Some delicate souls in our time claim PTSD from having a bad day at the office.

Unfortunately, politicians with clean hands (if not hearts) still want to send other folks and other folks’ children to the wars. Well, I’ve got a solution for that: the next time anyone wants to have a war, the politicians and their kids, young and old, go first. Using Dr. Bernhard, the Pope, and Queen Elizabeth as precedents, the top age will be 75 and the bottom age will be 16.
"But…but…I’m in a wheelchair!" protests white-haired Senator Gloriosous.

"Not a problem, Private Gloriosous," replies Sergeant Rock, "We built ya a ramp to the turret of this here armored car. Yer a machine-gunner now.

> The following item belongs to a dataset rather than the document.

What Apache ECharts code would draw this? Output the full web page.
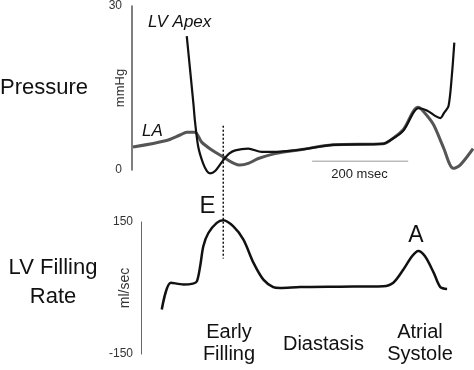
<!DOCTYPE html>
<html>
<head>
<meta charset="utf-8">
<script src="https://cdn.jsdelivr.net/npm/echarts@6/dist/echarts.min.js"></script>
<style>
html,body{margin:0;padding:0;background:#fff;}
#chart{width:474px;height:370px;}
</style>
</head>
<body>
<div id="chart"></div>
<script>
// time in msec
var lvApexTime = [114,128,131,138,148,156,162.5,173,190,202,215,242,270,298,329,350,419,523,537,565,586,596,614,631,642,650,659,666,671];
var lvApexPressure = [24.5,12,9.0,4.2,1.2,-0.2,-0.6,-0.2,1.8,3.0,3.6,3.9,3.3,3.3,3.5,3.7,4.6,4.8,5.4,7.2,10.5,11.3,10.9,9.9,9.5,10.5,11.7,17.4,23.3];

var laTime = [2,72,100,114,131,145,167,190,208,225,242,263,298,350,419,523,537,565,586,596,606,627,648,669,683,710];
var laPressure = [4.2,5.4,6.4,6.9,6.9,5.1,3.6,2.4,1.4,0.9,1.2,2.1,3.0,3.7,4.6,4.8,5.4,7.4,10.8,11.5,10.8,8.4,4.2,0.3,0.9,3.9];

var flowTime = [62,81,107,127,135,142,148.5,159,176.5,190,211,232,253,273.5,294,308,350,433,523,544,565,583,596,610,628,642,656];
var flowRate = [-49,12,8,10,15,50,95,125,148,154,140,110,57,19,2,0,2,3,4,12,42,72,84,72,35,2,-2];

var pressureTicks = [0, 30];
var flowTicks = [-150, 150];
var scaleBarMs = [375, 575];
var scaleBarLevel = 1.6;

function pairs(xs, ys){ return xs.map(function(x,i){ return [x, ys[i]]; }); }

var ePeakIdx = flowRate.indexOf(Math.max.apply(null, flowRate));
var eTime = flowTime[ePeakIdx];

var font = '"Liberation Sans", Arial, sans-serif';
var chart = echarts.init(document.getElementById('chart'), null, {renderer:'canvas'});

chart.setOption({
  animation:false,
  backgroundColor:'#fff',
  grid:[
    {left:132, right:0, top:3, bottom:200},
    {left:132, right:0, top:222, bottom:16}
  ],
  xAxis:[
    {type:'value', gridIndex:0, min:0, max:712, show:false},
    {type:'value', gridIndex:1, min:0, max:712, show:false}
  ],
  yAxis:[
    {type:'value', gridIndex:0, min:pressureTicks[0], max:pressureTicks[1], interval:30,
     axisLine:{show:true, onZero:false, lineStyle:{color:'#555', width:1.5}},
     axisTick:{show:false}, splitLine:{show:false},
     axisLabel:{color:'#333', fontSize:12, fontFamily:font, margin:10},
     name:'mmHg', nameLocation:'middle', nameGap:5, nameMoveOverlap:false,
     nameTextStyle:{color:'#333', fontSize:13, fontFamily:font}},
    {type:'value', gridIndex:1, min:flowTicks[0], max:flowTicks[1], interval:150, offset:-9,
     axisLine:{show:true, onZero:false, lineStyle:{color:'#666', width:1}},
     axisTick:{show:false}, splitLine:{show:false},
     axisLabel:{color:'#333', fontSize:12, fontFamily:font, margin:8,
       formatter:function(v){ return v===0 ? '' : String(v); }},
     name:'ml/sec', nameLocation:'middle', nameGap:9, nameMoveOverlap:false,
     nameTextStyle:{color:'#333', fontSize:14, fontFamily:font}}
  ],
  series:[
    {type:'line', xAxisIndex:0, yAxisIndex:0, data:pairs(laTime, laPressure), smooth:0.3, clip:false,
     showSymbol:false, lineStyle:{color:'#555', width:3}, z:2},
    {type:'line', xAxisIndex:0, yAxisIndex:0, data:pairs(lvApexTime, lvApexPressure), smooth:0.3, clip:false,
     showSymbol:false, lineStyle:{color:'#111', width:2.2}, z:3},
    {type:'line', xAxisIndex:0, yAxisIndex:0, data:[[scaleBarMs[0], scaleBarLevel],[scaleBarMs[1], scaleBarLevel]],
     showSymbol:false, lineStyle:{color:'#bbb', width:1.5}, z:1},
    {type:'line', xAxisIndex:0, yAxisIndex:0, clip:false, data:[[eTime, 8.1],[eTime, -16.2]],
     showSymbol:false, lineStyle:{color:'#111', width:1.5, type:[2,2]}, z:4},
    {type:'line', xAxisIndex:1, yAxisIndex:1, data:pairs(flowTime, flowRate), smooth:0.3, clip:false,
     showSymbol:false, lineStyle:{color:'#111', width:2.5}, z:3}
  ],
  graphic:[
    {type:'text', x:0, y:88, style:{text:'Pressure', font:'22px '+font, fill:'#111', verticalAlign:'middle'}},
    {type:'text', x:53, y:282, style:{text:'LV Filling\nRate', font:'22px '+font, fill:'#111', align:'center', verticalAlign:'middle', lineHeight:29}},
    {type:'text', x:148, y:22, style:{text:'LV Apex', font:'italic 17px '+font, fill:'#111', verticalAlign:'middle'}},
    {type:'text', x:142, y:131, style:{text:'LA', font:'italic 17px '+font, fill:'#111', verticalAlign:'middle'}},
    {type:'text', x:359.5, y:174, style:{text:'200 msec', font:'13px '+font, fill:'#222', align:'center', verticalAlign:'middle'}},
    {type:'text', x:207.5, y:206, style:{text:'E', font:'24px '+font, fill:'#111', align:'center', verticalAlign:'middle'}},
    {type:'text', x:416, y:236, style:{text:'A', font:'23px '+font, fill:'#111', align:'center', verticalAlign:'middle'}},
    {type:'text', x:229, y:343, style:{text:'Early\nFilling', font:'20px '+font, fill:'#111', align:'center', verticalAlign:'middle', lineHeight:22}},
    {type:'text', x:323.5, y:344, style:{text:'Diastasis', font:'20px '+font, fill:'#111', align:'center', verticalAlign:'middle'}},
    {type:'text', x:420, y:343, style:{text:'Atrial\nSystole', font:'20px '+font, fill:'#111', align:'center', verticalAlign:'middle', lineHeight:22}}
  ]
});
</script>
</body>
</html>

The war -- sorry, I meant nation-building -- you voted for is right down the street. Get with it."

"Oooooooooooooh! I want to be an officer in a pretty uniform and go to officers’ clubs and dances," coos Congressman Warprofit’s daughter Heather-Misty-Shannon-La’Shan’qua-Dawn.
"Wrong, Private Warprofit," replies Corporal Hardbutt. "You’ve got street patrol in two hours. Right now you’ve got KP. Your pa can help you. Wash all these mess trays."

"But…but…I’m a college graduate! I have an Honors BA in Community Activism with a minor in Serbo-Hungarian Literature!"

"Oh, sorry, Private Warprofit. I didn’t know. Here, I’ll show you and your pa how to wash dishes…"

"I don’t want to go to a beastly war!" pleads Poncy Tworbt, president of the Sidwell Friends School Chess Club. "I don’t wanna! I’m, like, y’know, an intellectual, and, like, stuff! I’m an artist! And a guitarist! I’m forming a band! I’m sensitive. I’m only 16! I just got my first Mercedes-Benz for my birthday! I’m special! Mummy tells me I’m special!"

"Yeah, Seaman Tworbt?" replies CPO Brasso, a career Navy man with his right forefinger locked in a perpetual curve from carrying a coffee cup for 30 years. "Well, yer mummy’s a Congressman, so yer goin’. Ya play chess, ya say? Great, here’s your swab and bucket. Get this boat deck squared away; we got night patrol up a little river they say used to flow from Eden. Sure hot now, in lots of ways. You might live through it. Now get busy."

The President goes too; the commander-in-chief can command from behind some sandbags in 115-degree heat. You think it’s a good war, boss? How good?

In the meantime, each investor in companies with military contracts will receive a private’s pay for the duration of the war.

But what about the ordinary citizens, the folks who have no power to declare a war? Oh, they can go to the wars if they want to: the kid at the feed store, the guy climbing the cracking unit, the lineman, the nurse, the storekeeper, the doctor. Sure, if they want to go. But they don’t have to.